В следующий раз подобное произошло на кассе. Дедушка аккуратно нес в руках большую коробку отборных яиц. Как вдруг – прямо перед кассой «закричал нечеловеческим голосом» и резко метнул яйца над собой. Потолок, покупатели, кассирша – всё в желтке!

– Мне бы под землю провалиться, лишь бы этой дурости не видеть, – причитала бабуля, а потом посоветовалась с кумой.

– Сатана – сказала ей кума. – Навели на него в больнице порчу, подселили к нему рогатого. Вот он и сатанеет. Отмаливать его надо, везти в дальнюю деревню на заговор.

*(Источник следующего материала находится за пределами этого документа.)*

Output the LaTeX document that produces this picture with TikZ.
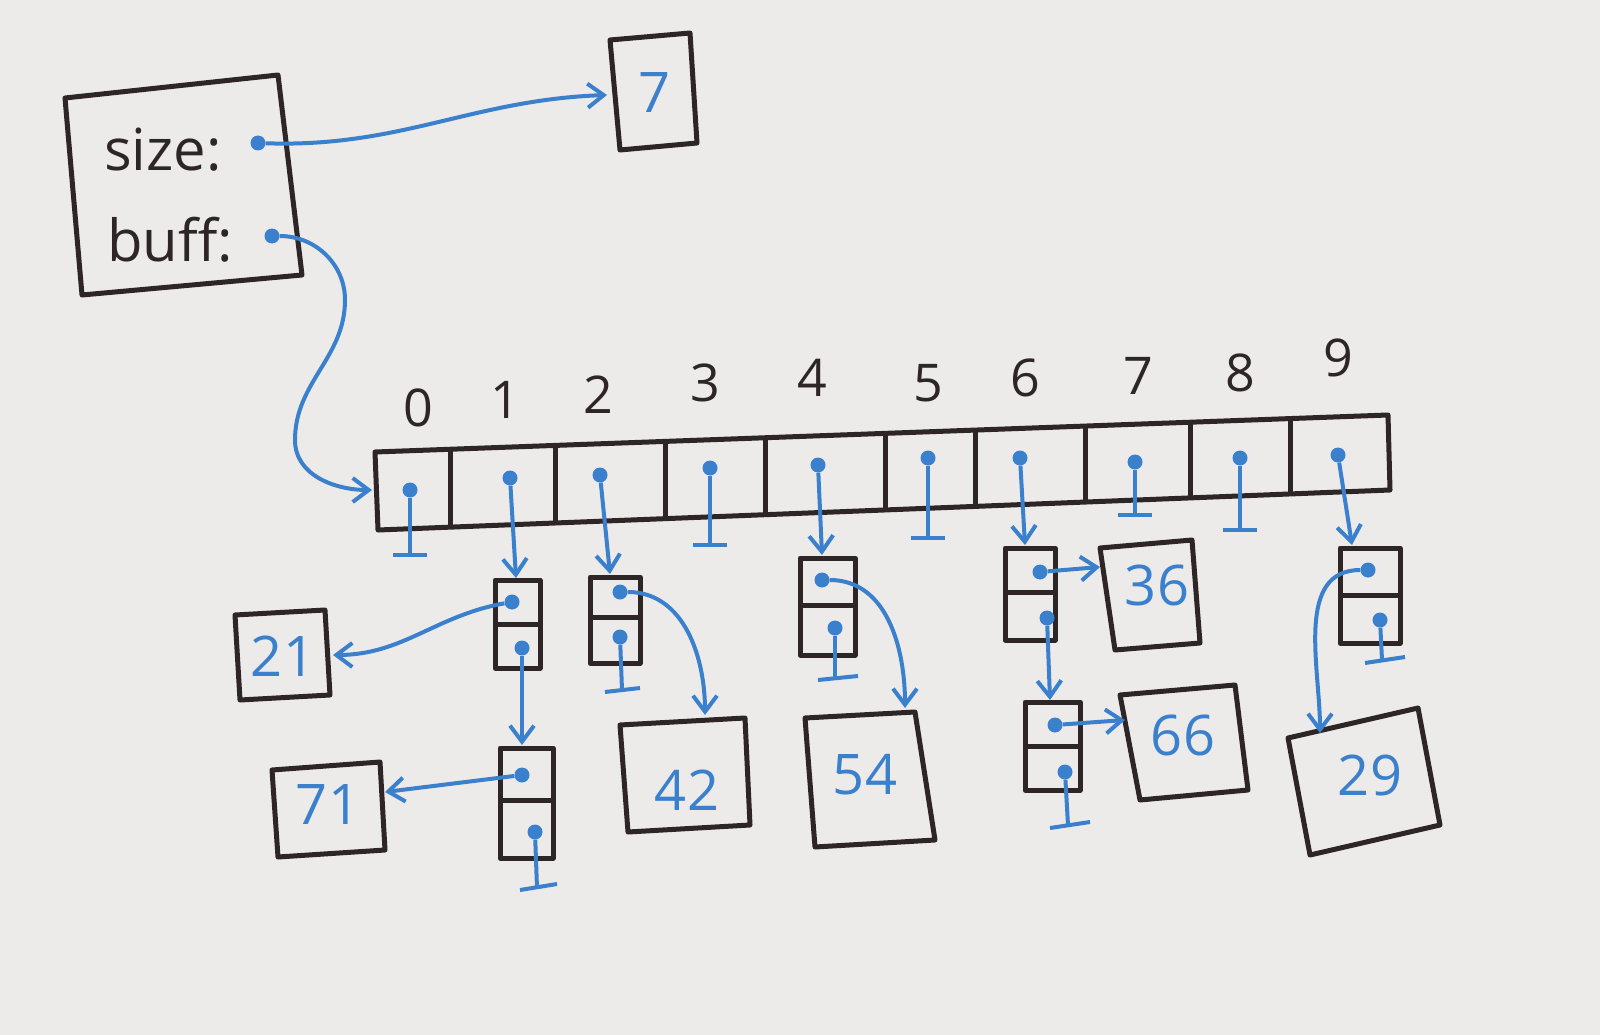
\documentclass[tikz,border=0pt]{standalone}
\usepackage{fontspec}
\setmainfont{Open Sans}
\usetikzlibrary{arrows.meta}
\definecolor{pen}{HTML}{2E2626}
\definecolor{bl}{HTML}{3A80CC}
\definecolor{paper}{HTML}{ECEBE9}
\tikzset{
  box/.style={draw=pen,line width=5pt,line join=round},
  ptr/.style={bl,line width=4pt,-{Straight Barb[length=16pt,width=24pt,line width=4pt]}},
  nul/.style={bl,line width=4pt},
  dotc/.style={circle,fill=bl,inner sep=0pt,minimum size=15pt},
  num/.style={bl,font=\fontsize{56}{56}\selectfont},
  idx/.style={pen,font=\fontsize{52}{52}\selectfont},
}
\begin{document}
\begin{tikzpicture}[x=1pt,y=-1pt]
\fill[paper] (0,0) rectangle (1600,1035);
\useasboundingbox (0,0) rectangle (1600,1035);
% struct
\draw[box] (65,98) -- (278,75) -- (302,275) -- (82,295) -- cycle;
\node[pen,font=\fontsize{58}{58}\selectfont] (sz) at (163,150) {size:};
\node[pen,font=\fontsize{58}{58}\selectfont] (bf) at (170,240) {buff:};
\node[dotc] (ds) at (258,143) {};
\node[dotc] (db) at (272,236) {};
% box 7
\draw[box] (610,40) -- (690,33) -- (697,143) -- (620,150) -- cycle;
\node[num] (n7) at (655,93) {7};
\coordinate (a7) at (607,95);
\draw[ptr] (ds) to[out=-2,in=182] (a7);
% array
\draw[box] (375,452) -- (1388,415) -- (1390,490) -- (378,530) -- cycle;
\foreach \x/\t/\b in {450/449/527,555/445/523,665/441/519,765/437/515,885/433/511,975/430/507,1085/426/503,1190/422/499,1290/418/495}
  \draw[box] (\x,\t) -- (\x,\b);
\coordinate (a0) at (372,490);
\draw[ptr] (db) to[out=0,in=90] (345,300) to[out=-90,in=90] (295,440) to[out=-90,in=180] (a0);
% indices
\foreach \i/\x/\y in {0/418/408,1/505/400,2/598/395,3/705/383,4/812/378,5/928/383,6/1025/378,7/1138/376,8/1240/373,9/1338/358}
  \node[idx] (i\i) at (\x,\y) {\i};
% null cells
\foreach \n/\x/\y/\e in {0/410/490/555,3/710/468/545,5/928/458/538,7/1135/462/515,8/1240/458/530}{
  \node[dotc] (c\n) at (\x,\y) {};
  \draw[nul] (c\n) -- (\x,\e);
  \draw[nul] (\x-17,\e) -- (\x+17,\e);
}
% cell dots
\node[dotc] (c1) at (510,478) {};
\node[dotc] (c2) at (600,475) {};
\node[dotc] (c4) at (818,465) {};
\node[dotc] (c6) at (1020,458) {};
\node[dotc] (c9) at (1338,455) {};
% value boxes
\draw[box] (235,615) -- (325,610) -- (330,695) -- (240,700) -- cycle; \node[num] (v21) at (283,656) {21};
\draw[box] (272,770) -- (380,762) -- (385,850) -- (278,857) -- cycle; \node[num] (v71) at (328,805) {71};
\draw[box] (620,725) -- (745,718) -- (750,825) -- (628,832) -- cycle; \node[num] (v42) at (687,790) {42};
\draw[box] (805,718) -- (915,712) -- (935,840) -- (815,847) -- cycle; \node[num] (v54) at (865,775) {54};
\draw[box] (1100,548) -- (1192,540) -- (1200,643) -- (1115,650) -- cycle; \node[num] (v36) at (1157,585) {36};
\draw[box] (1120,695) -- (1235,685) -- (1248,790) -- (1140,800) -- cycle; \node[num] (v66) at (1183,735) {66};
\draw[box] (1288,738) -- (1418,708) -- (1440,825) -- (1310,855) -- cycle; \node[num] (v29) at (1370,775) {29};
\newcommand{\lnode}[5]{%
  \draw[box] (#1,#2) rectangle (#3,#4); \draw[box] (#1,#5) -- (#3,#5);}
% cell 1
\lnode{495}{580}{540}{668}{624}
\draw[ptr] (c1) -- (516,578);
\node[dotc] (p1a) at (512,602) {};
\node[dotc] (p1b) at (522,648) {};
\draw[ptr] (p1a) to[out=190,in=0] (333,655);
\lnode{500}{748}{553}{858}{800}
\draw[ptr] (p1b) -- (522,745);
\node[dotc] (p1c) at (522,775) {};
\node[dotc] (p1d) at (535,832) {};
\draw[ptr] (p1c) -- (385,792);
\draw[nul] (p1d) -- (537,888); \draw[nul] (520,890) -- (557,884);
% cell 2
\lnode{590}{577}{640}{663}{617}
\draw[ptr] (c2) -- (610,574);
\node[dotc] (p2a) at (620,592) {};
\node[dotc] (p2b) at (620,637) {};
\draw[ptr] (p2a) to[out=0,in=90] (705,715);
\draw[nul] (p2b) -- (622,690); \draw[nul] (605,692) -- (640,688);
% cell 4
\lnode{800}{558}{855}{655}{605}
\draw[ptr] (c4) -- (822,555);
\node[dotc] (p4a) at (822,580) {};
\node[dotc] (p4b) at (835,628) {};
\draw[ptr] (p4a) to[out=0,in=90] (905,708);
\draw[nul] (p4b) -- (835,678); \draw[nul] (818,680) -- (858,676);
% cell 6
\lnode{1005}{548}{1055}{640}{592}
\draw[ptr] (c6) -- (1025,545);
\node[dotc] (p6a) at (1040,572) {};
\node[dotc] (p6b) at (1047,618) {};
\draw[ptr] (p6a) -- (1100,567);
\lnode{1025}{702}{1080}{790}{746}
\draw[ptr] (p6b) -- (1050,700);
\node[dotc] (p6c) at (1055,725) {};
\node[dotc] (p6d) at (1065,772) {};
\draw[ptr] (p6c) -- (1125,720);
\draw[nul] (p6d) -- (1068,825); \draw[nul] (1050,828) -- (1090,822);
% cell 9
\lnode{1340}{548}{1400}{643}{595}
\draw[ptr] (c9) -- (1352,545);
\node[dotc] (p9a) at (1368,570) {};
\node[dotc] (p9b) at (1380,620) {};
\draw[ptr] (p9a) to[out=180,in=90] (1320,733);
\draw[nul] (p9b) -- (1382,660); \draw[nul] (1365,663) -- (1405,657);
\end{tikzpicture}
\end{document}
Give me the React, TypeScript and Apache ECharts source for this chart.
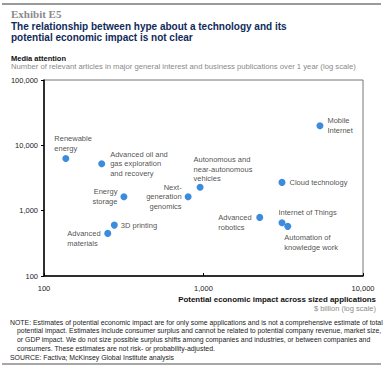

Но и это не помогло, через месяц дедушка в гостях вылил прямо в лица гостеприимных хозяев стакан яблочного сока.

– Ну, если Сатаной называют наши ракеты, то почему бы не назвать и кардиовертер-дефибриллятор? – подумал я. Хотя, на самом деле в этих электрических разрядах была исключительно божественная сила. Проанализировав данные с устройства, мы выяснили, что каждый раз прибор срабатывал по делу, прерывая пируэт смертельно опасной аритмии.

Мысли по дороге с работы: почему мы хрустим пальцами?

Почему у нас хрустят пальцы, когда мы их разминаем, задумался я однажды, стоя в московской пробке. Имея медицинское образование, я не знаю ответа на такой простой бытовой вопрос. Пришлось срочно открывать интернет. Оказалось, что научные споры на эту тему велись десятки лет, уж совершенно точно с 1947 года, когда учёные впервые высказали предположение о появлении газовых пузырьков в полости сустава. Но получить доказательства теории в те годы было невозможно из-за отсутствия необходимой медицинской техники.